#### What needs to be done
Output the first line of the listing and each line after it, up to and including the line that contains "21.20, 21.29, 21.31, 21.42, 21.50, 21.55, 21.63, 21.68, 21.81];", exactly as written, minus the pictures.

(A run of records)
***

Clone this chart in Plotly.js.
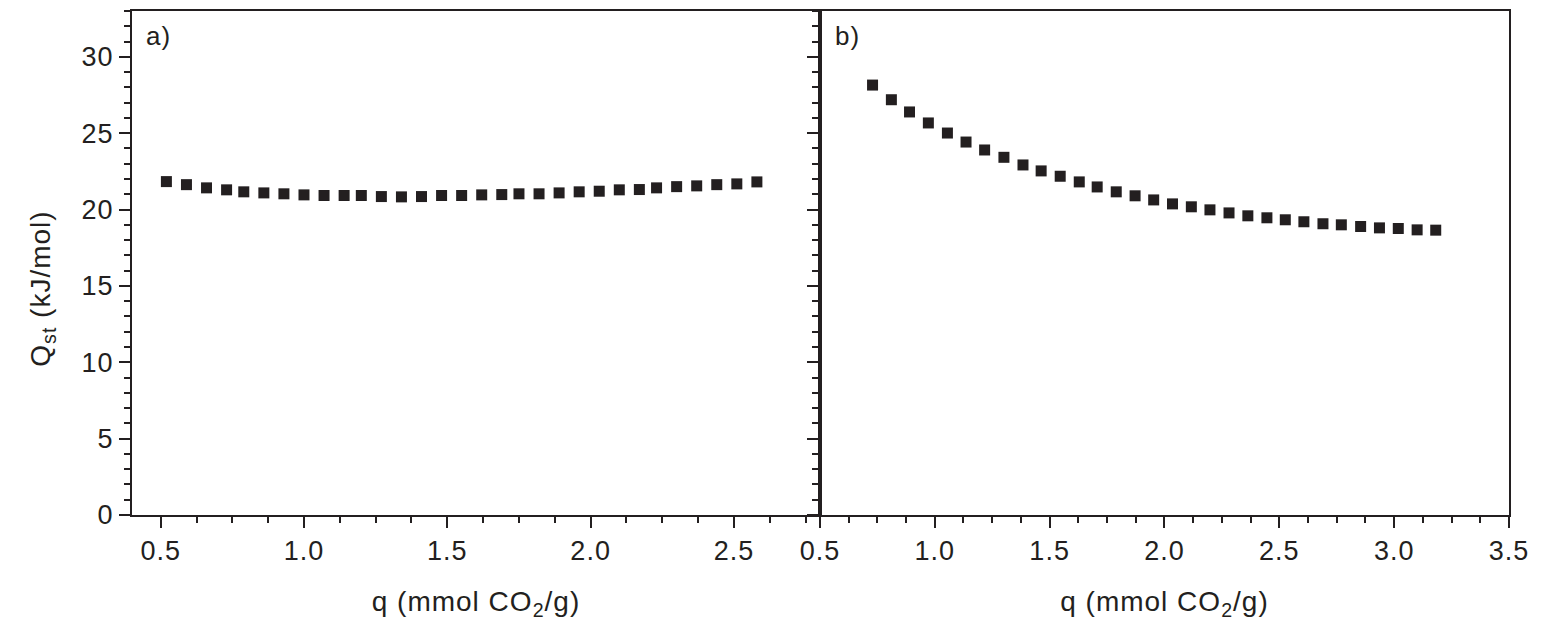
<!DOCTYPE html>
<html>
<head>
<meta charset="utf-8">
<script src="https://cdn.plot.ly/plotly-3.0.1.min.js"></script>
<style>
  html, body { margin: 0; padding: 0; background: #fff; }
  #chart { width: 1541px; height: 633px; }
  /* slightly open tracking for chart text */
  #chart text { letter-spacing: 1px; }
</style>
</head>
<body>
<div id="chart"></div>
<script>
// Panel a): isosteric heat of adsorption vs CO2 loading
const qA = [0.52, 0.59, 0.66, 0.73, 0.79, 0.86, 0.93, 1.00, 1.07, 1.14, 1.20,
            1.27, 1.34, 1.41, 1.48, 1.55, 1.62, 1.69, 1.75, 1.82, 1.89, 1.96,
            2.03, 2.10, 2.17, 2.23, 2.30, 2.37, 2.44, 2.51, 2.58];
const qstA = [21.83, 21.63, 21.42, 21.29, 21.16, 21.09, 21.03, 20.96, 20.92, 20.92, 20.92,
              20.85, 20.83, 20.85, 20.92, 20.92, 20.96, 20.98, 21.03, 21.03, 21.09, 21.16,
              21.20, 21.29, 21.31, 21.42, 21.50, 21.55, 21.63, 21.68, 21.81];

// Panel b)
const qB = [0.729, 0.811, 0.890, 0.972, 1.055, 1.136, 1.217, 1.301, 1.384, 1.463, 1.546,
            1.629, 1.707, 1.790, 1.872, 1.953, 2.035, 2.117, 2.198, 2.281, 2.363, 2.446,
            2.526, 2.607, 2.690, 2.770, 2.854, 2.936, 3.018, 3.100, 3.181];
const qstB = [28.15, 27.19, 26.39, 25.67, 25.01, 24.42, 23.90, 23.42, 22.92, 22.53, 22.18,
              21.81, 21.48, 21.16, 20.90, 20.63, 20.37, 20.18, 19.98, 19.78, 19.59, 19.46,
              19.33, 19.20, 19.07, 19.00, 18.89, 18.80, 18.76, 18.67, 18.65];

const panelLabels = ['a)', 'b)'];
const xTitle = 'q (mmol CO<sub>2</sub>/g)';
const yTitle = 'Q<sub>st</sub> (kJ/mol)';

const ink = '#231f20';
const family = 'Liberation Sans, Arial, sans-serif';
const tickFont = { family: family, size: 27, color: ink };
const titleFont = { family: family, size: 28, color: ink };
const labelFont = { family: family, size: 26, color: ink };

const marker = { symbol: 'square', size: 11, color: ink, line: { width: 0 } };

const traces = [
  { x: qA, y: qstA, xaxis: 'x', yaxis: 'y', mode: 'markers', type: 'scatter', marker: marker, showlegend: false },
  { x: qB, y: qstB, xaxis: 'x2', yaxis: 'y2', mode: 'markers', type: 'scatter', marker: marker, showlegend: false }
];

const split = 0.4996;

function xAxis(range, domain, anchor) {
  return {
    domain: domain, range: range, anchor: anchor,
    tick0: 0.5, dtick: 0.5, tickformat: '.1f',
    ticks: 'outside', ticklen: 11, tickwidth: 2, tickcolor: ink,
    minor: { dtick: 0.125, tick0: 0.5, ticks: 'outside', ticklen: 6, tickwidth: 2, tickcolor: ink, showgrid: false },
    showline: true, linewidth: 2, linecolor: ink, mirror: true,
    showgrid: false, zeroline: false,
    tickfont: tickFont,
    title: { text: xTitle, font: titleFont, standoff: 26 }
  };
}

function yAxis(anchor, showLabels) {
  return {
    domain: [0, 1], range: [0, 33], anchor: anchor,
    tick0: 0, dtick: 5,
    ticks: 'outside', ticklen: 11, tickwidth: 2, tickcolor: ink,
    minor: { dtick: 1, tick0: 0, ticks: 'outside', ticklen: 6, tickwidth: 2, tickcolor: ink, showgrid: false },
    showline: true, linewidth: 2, linecolor: ink, mirror: true,
    showgrid: false, zeroline: false,
    showticklabels: showLabels,
    tickfont: tickFont
  };
}

const layout = {
  width: 1541, height: 633,
  margin: { l: 132, r: 32, t: 11, b: 118 },
  paper_bgcolor: '#fff', plot_bgcolor: '#fff',
  font: tickFont,
  xaxis: xAxis([0.4, 2.8], [0, split], 'y'),
  yaxis: yAxis('x', true),
  xaxis2: xAxis([0.5, 3.5], [split, 1], 'y2'),
  yaxis2: yAxis('x2', false),
  annotations: [
    { text: panelLabels[0], xref: 'x domain', yref: 'y domain', x: 0.019, y: 0.985,
      xanchor: 'left', yanchor: 'top', showarrow: false, font: labelFont },
    { text: panelLabels[1], xref: 'x2 domain', yref: 'y2 domain', x: 0.021, y: 0.985,
      xanchor: 'left', yanchor: 'top', showarrow: false, font: labelFont },
    // y-axis title, placed beside the left panel
    { text: yTitle, xref: 'paper', yref: 'paper', x: -0.065, y: 0.45,
      xanchor: 'center', yanchor: 'middle', textangle: -90, showarrow: false, font: titleFont }
  ]
};

Plotly.newPlot('chart', traces, layout, { displayModeBar: false, staticPlot: true });
</script>
</body>
</html>
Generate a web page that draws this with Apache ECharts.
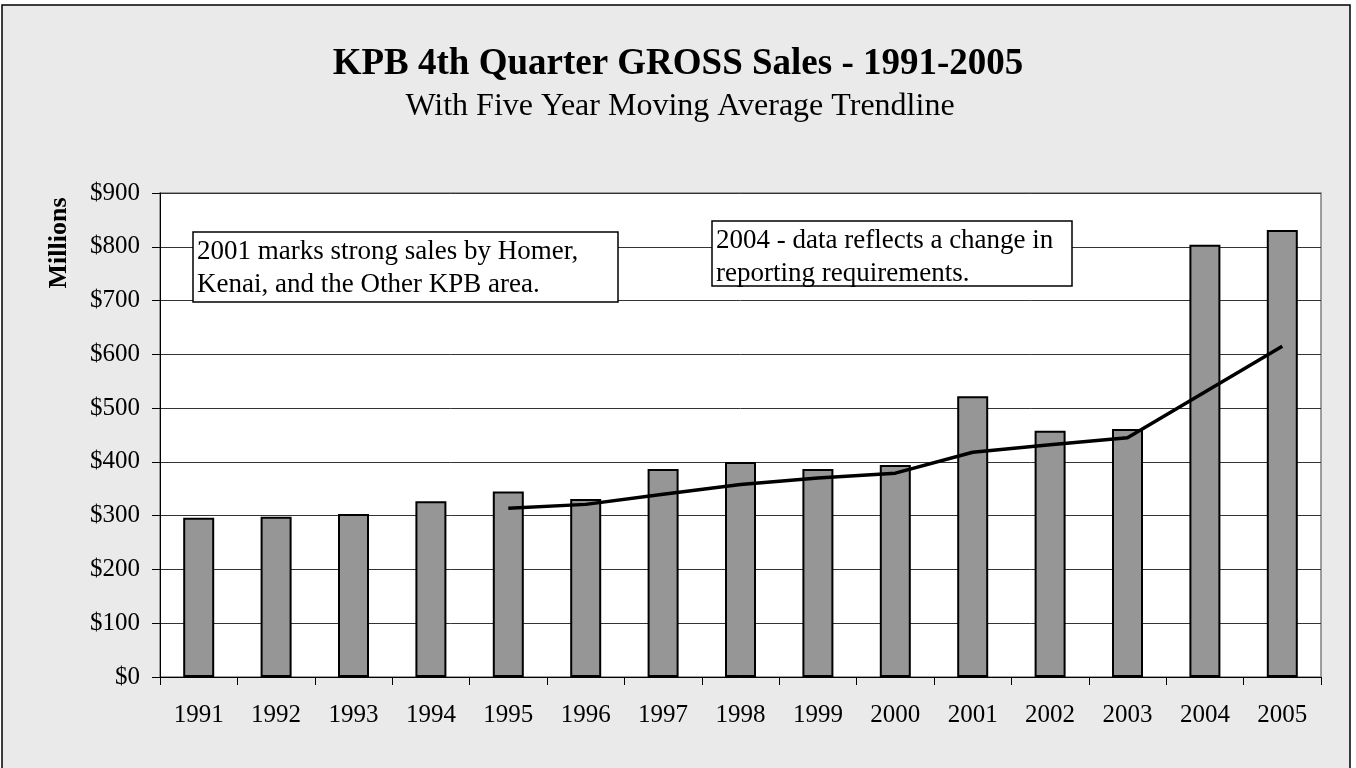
<!DOCTYPE html>
<html>
<head>
<meta charset="utf-8">
<script src="https://cdn.jsdelivr.net/npm/echarts@6/dist/echarts.min.js"></script>
<style>
  html, body { margin: 0; padding: 0; background: #fff; }
  #container { width: 1356px; height: 768px; }
</style>
</head>
<body>
<div id="container"></div>
<script>
// data (millions of dollars)
var years = ['1991', '1992', '1993', '1994', '1995', '1996', '1997', '1998', '1999', '2000', '2001', '2002', '2003', '2004', '2005'];
var grossSales = [296, 298, 303, 327, 345, 331, 387, 400, 387, 394, 522, 458, 461, 804, 831];
var movingAvg = [null, null, null, null, 314, 321, 340, 358, 370, 379, 418, 432, 445, 530, 615];
var yTicks = [0, 100, 200, 300, 400, 500, 600, 700, 800, 900];

var serif = "'Liberation Serif', 'Times New Roman', serif";

var chart = echarts.init(document.getElementById('container'));

var option = {
	animation: false,
	backgroundColor: '#fff',
	grid: {
		left: 160,
		right: 35,
		top: 193,
		bottom: 91,
		show: true,
		backgroundColor: '#fff',
		borderColor: '#808080',
		borderWidth: 1.5
	},
	xAxis: {
		type: 'category',
		data: years,
		axisLine: { lineStyle: { color: '#000', width: 1 } },
		axisTick: { show: true, length: 8, lineStyle: { color: '#000' } },
		axisLabel: { color: '#000', fontFamily: serif, fontSize: 25, margin: 26 }
	},
	yAxis: {
		type: 'value',
		min: yTicks[0],
		max: yTicks[yTicks.length - 1],
		interval: 100,
		axisLine: { show: true, lineStyle: { color: '#000', width: 1 } },
		axisTick: { show: true, length: 8, lineStyle: { color: '#000' } },
		axisLabel: {
			color: '#000', fontFamily: serif, fontSize: 25, margin: 20,
			formatter: function (v) { return '$' + v; }
		},
		splitLine: { lineStyle: { color: '#333', width: 1 } }
	},
	series: [{
		name: 'Gross Sales',
		type: 'bar',
		data: grossSales,
		barWidth: 31,
		itemStyle: { color: '#969696', borderColor: '#000', borderWidth: 2 }
	}, {
		name: 'Five Year Moving Average',
		type: 'line',
		data: movingAvg,
		symbol: 'none',
		z: 5,
		lineStyle: { color: '#000', width: 3.5 }
	}],
	graphic: [
		// outer chart frame
		{ type: 'rect', z: -10, shape: { x: 2, y: 5, width: 1348, height: 800 },
		  style: { fill: '#eaeaea', stroke: '#000', lineWidth: 1.5 } },
		{ type: 'text', x: 678, y: 64, style: {
			text: 'KPB 4th Quarter GROSS Sales - 1991-2005', fill: '#000',
			font: 'bold 37px ' + serif, textAlign: 'center', textVerticalAlign: 'middle' } },
		{ type: 'text', x: 680, y: 107, style: {
			text: 'With Five Year Moving Average Trendline', fill: '#000',
			font: '32px ' + serif, textAlign: 'center', textVerticalAlign: 'middle' } },
		{ type: 'text', x: 59, y: 243, rotation: Math.PI / 2, style: {
			text: 'Millions', fill: '#000',
			font: 'bold 26px ' + serif, textAlign: 'center', textVerticalAlign: 'middle' } },
		// annotation boxes
		{ type: 'rect', z: 20, shape: { x: 193, y: 232, width: 425, height: 70 },
		  style: { fill: '#fff', stroke: '#000', lineWidth: 1.5 } },
		{ type: 'text', z: 21, x: 197, y: 268, style: {
			text: '2001 marks strong sales by Homer,\nKenai, and the Other KPB area.', fill: '#000',
			font: '27px ' + serif, lineHeight: 33, textVerticalAlign: 'middle' } },
		{ type: 'rect', z: 20, shape: { x: 712, y: 221, width: 360, height: 65 },
		  style: { fill: '#fff', stroke: '#000', lineWidth: 1.5 } },
		{ type: 'text', z: 21, x: 716, y: 257, style: {
			text: '2004 - data reflects a change in\nreporting requirements.', fill: '#000',
			font: '27px ' + serif, lineHeight: 33, textVerticalAlign: 'middle' } }
	]
};

chart.setOption(option);
</script>
</body>
</html>
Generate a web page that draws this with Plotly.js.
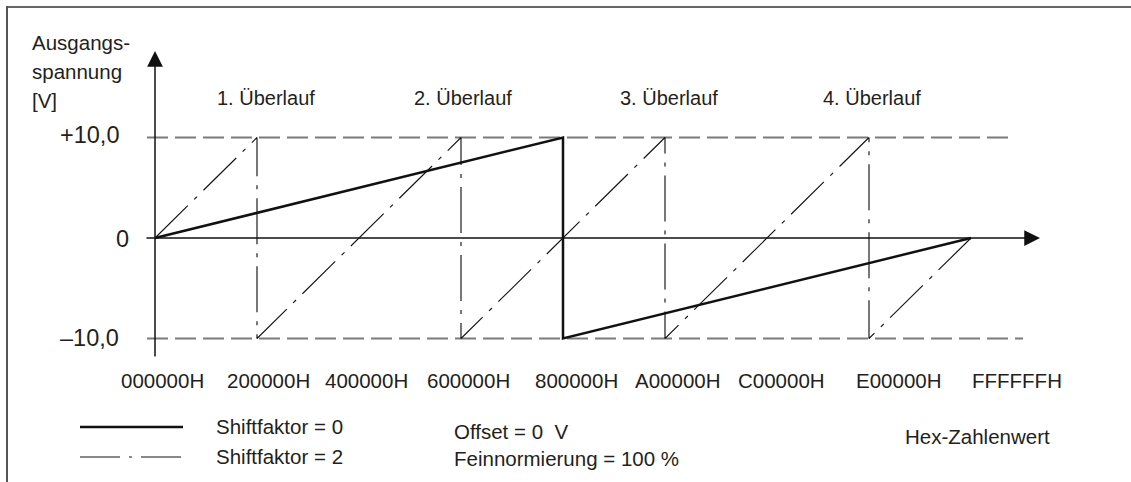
<!DOCTYPE html>
<html>
<head>
<meta charset="utf-8">
<script src="https://cdn.plot.ly/plotly-3.0.1.min.js"></script>
<style>html,body{margin:0;padding:0;background:#fff;}#chart{width:1131px;height:482px;}</style>
</head>
<body>
<div id="chart"></div>
<script>
// ---- data ----
const xTickVals = [0x000000, 0x200000, 0x400000, 0x600000, 0x800000, 0xA00000, 0xC00000, 0xE00000, 0xFFFFFF];
const xTickText = ['000000H', '200000H', '400000H', '600000H', '800000H', 'A00000H', 'C00000H', 'E00000H', 'FFFFFFH'];
const yTickVals = [10, 0, -10];
const yTickText = ['+10,0', '0', '\u201310,0'];
const shift0X = [0x000000, 0x800000, 0x800000, 0xFFFFFF];
const shift0Y = [0, 10, -10, 0];
const shift2X = [0x000000, 0x200000, 0x200000, 0x600000, 0x600000, 0xA00000, 0xA00000, 0xE00000, 0xE00000, 0xFFFFFF];
const shift2Y = [0, 10, -10, 10, -10, 10, -10, 10, -10, 0];
const overflowX = [0x200000, 0x600000, 0xA00000, 0xE00000];
const overflowText = ['1. \u00dcberlauf', '2. \u00dcberlauf', '3. \u00dcberlauf', '4. \u00dcberlauf'];
const limitY = [10, -10];
const legendText = ['Shiftfaktor = 0', 'Shiftfaktor = 2'];
const noteText = ['Offset = 0\u00a0 V', 'Feinnormierung = 100 %'];
const xTitle = 'Hex-Zahlenwert';
const yTitle = ['Ausgangs-', 'spannung', '[V]'];

// ---- layout geometry (pixels) ----
const W = 1131, H = 482;
const X0 = 155, PX_PER_UNIT = 102 / 0x200000;   // x: data -> px
const Y0 = 238, PX_PER_V = 10.05;              // y: data -> px
const dx = p => (p - X0) / PX_PER_UNIT;          // px -> data x
const dy = p => (Y0 - p) / PX_PER_V;             // px -> data y
const PX = p => p / W, PY = p => 1 - p / H;      // px -> paper

const FONT = 'Liberation Sans, Arial, Helvetica, sans-serif';
const TXT = '#231f20';
const tickShift = [7, 11, 7, 7, 13, 12, 14, 29, 46];
const yTickShift = [-34, -24, -34];
const overflowShift = [9, 2, 4, 3];
const limitEnd = [1013, 1023];

const traces = [
  {x: shift2X, y: shift2Y, mode: 'lines', line: {color: '#141414', width: 1.15, dash: '46px,9px,4px,9px'}, hoverinfo: 'skip'},
  {x: shift0X, y: shift0Y, mode: 'lines', line: {color: '#111', width: 2.5}, hoverinfo: 'skip'}
];

const shapes = [];
// limit lines +10 / -10
limitY.forEach((v, i) => shapes.push({type: 'line', xref: 'x', yref: 'y', x0: dx(147), x1: dx(limitEnd[i]), y0: v, y1: v,
  line: {color: '#7a7a7a', width: 2, dash: '21px,7px'}, layer: 'below'}));
// frame lines
shapes.push({type: 'line', xref: 'paper', yref: 'paper', x0: PX(7), x1: 1, y0: PY(7), y1: PY(7), line: {color: '#666', width: 2}});
shapes.push({type: 'line', xref: 'paper', yref: 'paper', x0: PX(7), x1: PX(7), y0: PY(6), y1: 0, line: {color: '#555', width: 2}});
// legend samples
shapes.push({type: 'line', xref: 'paper', yref: 'paper', x0: PX(80), x1: PX(183), y0: PY(427), y1: PY(427), line: {color: '#111', width: 2.5}});
shapes.push({type: 'line', xref: 'paper', yref: 'paper', x0: PX(80), x1: PX(183), y0: PY(457), y1: PY(457), line: {color: '#141414', width: 1.15, dash: '40px,9px,3px,9px'}});

const ann = [];
// axes with arrows
ann.push({x: dx(1040), y: 0, ax: dx(145), ay: 0, xref: 'x', yref: 'y', axref: 'x', ayref: 'y', showarrow: true,
  arrowhead: 2, arrowsize: 2.1, arrowwidth: 1.5, arrowcolor: '#111', text: ''});
ann.push({x: 0, y: dy(51), ax: 0, ay: dy(358), xref: 'x', yref: 'y', axref: 'x', ayref: 'y', showarrow: true,
  arrowhead: 2, arrowsize: 2.1, arrowwidth: 1.5, arrowcolor: '#111', text: ''});
// x tick labels
xTickVals.forEach((v, i) => ann.push({x: v, y: dy(380), xref: 'x', yref: 'y', text: xTickText[i], showarrow: false,
  xanchor: 'center', yanchor: 'middle', xshift: tickShift[i], font: {family: FONT, size: 20.5, color: TXT}}));
// y tick labels
const yTickPix = [135, 239, 338];
yTickVals.forEach((v, i) => ann.push({x: 0, y: dy(yTickPix[i]), xref: 'x', yref: 'y', text: yTickText[i], showarrow: false,
  xanchor: 'right', yanchor: 'middle', xshift: yTickShift[i], font: {family: FONT, size: 23.5, color: TXT}}));
// overflow labels
overflowX.forEach((v, i) => ann.push({x: v, y: dy(98), xref: 'x', yref: 'y', text: overflowText[i], showarrow: false,
  xanchor: 'center', yanchor: 'middle', xshift: overflowShift[i], font: {family: FONT, size: 20, color: TXT}}));
// y title
const yTitleY = [42, 71, 100];
yTitle.forEach((t, i) => ann.push({x: PX(30), y: PY(yTitleY[i]), xref: 'paper', yref: 'paper', text: t, showarrow: false,
  xanchor: 'left', yanchor: 'middle', font: {family: FONT, size: 20.5, color: TXT}}));
// legend texts
const legY = [426, 456];
legendText.forEach((t, i) => ann.push({x: PX(214), y: PY(legY[i]), xref: 'paper', yref: 'paper', text: t, showarrow: false,
  xanchor: 'left', yanchor: 'middle', font: {family: FONT, size: 20.5, color: TXT}}));
const noteY = [431, 458];
noteText.forEach((t, i) => ann.push({x: PX(452), y: PY(noteY[i]), xref: 'paper', yref: 'paper', text: t, showarrow: false,
  xanchor: 'left', yanchor: 'middle', font: {family: FONT, size: 20.5, color: TXT}}));
ann.push({x: PX(903), y: PY(436), xref: 'paper', yref: 'paper', text: xTitle, showarrow: false,
  xanchor: 'left', yanchor: 'middle', font: {family: FONT, size: 20.5, color: TXT}});

const layout = {
  width: W, height: H, autosize: false,
  margin: {l: 0, r: 0, t: 0, b: 0, pad: 0},
  paper_bgcolor: '#fff', plot_bgcolor: '#fff',
  showlegend: false,
  xaxis: {range: [dx(0), dx(W)], visible: false, fixedrange: true},
  yaxis: {range: [dy(H), dy(0)], visible: false, fixedrange: true},
  shapes: shapes,
  annotations: ann
};
Plotly.newPlot('chart', traces, layout, {staticPlot: true, displayModeBar: false});
</script>
</body>
</html>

***

#### Complete answer
Clone this chart in Plotly.js.
<!DOCTYPE html>
<html>
<head>
<meta charset="utf-8">
<script src="https://cdn.plot.ly/plotly-3.0.1.min.js"></script>
<style>
  html, body { margin: 0; padding: 0; background: #fff; }
  #chart { width: 1541px; height: 633px; }
  /* slightly open tracking for chart text */
  #chart text { letter-spacing: 1px; }
</style>
</head>
<body>
<div id="chart"></div>
<script>
// Panel a): isosteric heat of adsorption vs CO2 loading
const qA = [0.52, 0.59, 0.66, 0.73, 0.79, 0.86, 0.93, 1.00, 1.07, 1.14, 1.20,
            1.27, 1.34, 1.41, 1.48, 1.55, 1.62, 1.69, 1.75, 1.82, 1.89, 1.96,
            2.03, 2.10, 2.17, 2.23, 2.30, 2.37, 2.44, 2.51, 2.58];
const qstA = [21.83, 21.63, 21.42, 21.29, 21.16, 21.09, 21.03, 20.96, 20.92, 20.92, 20.92,
              20.85, 20.83, 20.85, 20.92, 20.92, 20.96, 20.98, 21.03, 21.03, 21.09, 21.16,
              21.20, 21.29, 21.31, 21.42, 21.50, 21.55, 21.63, 21.68, 21.81];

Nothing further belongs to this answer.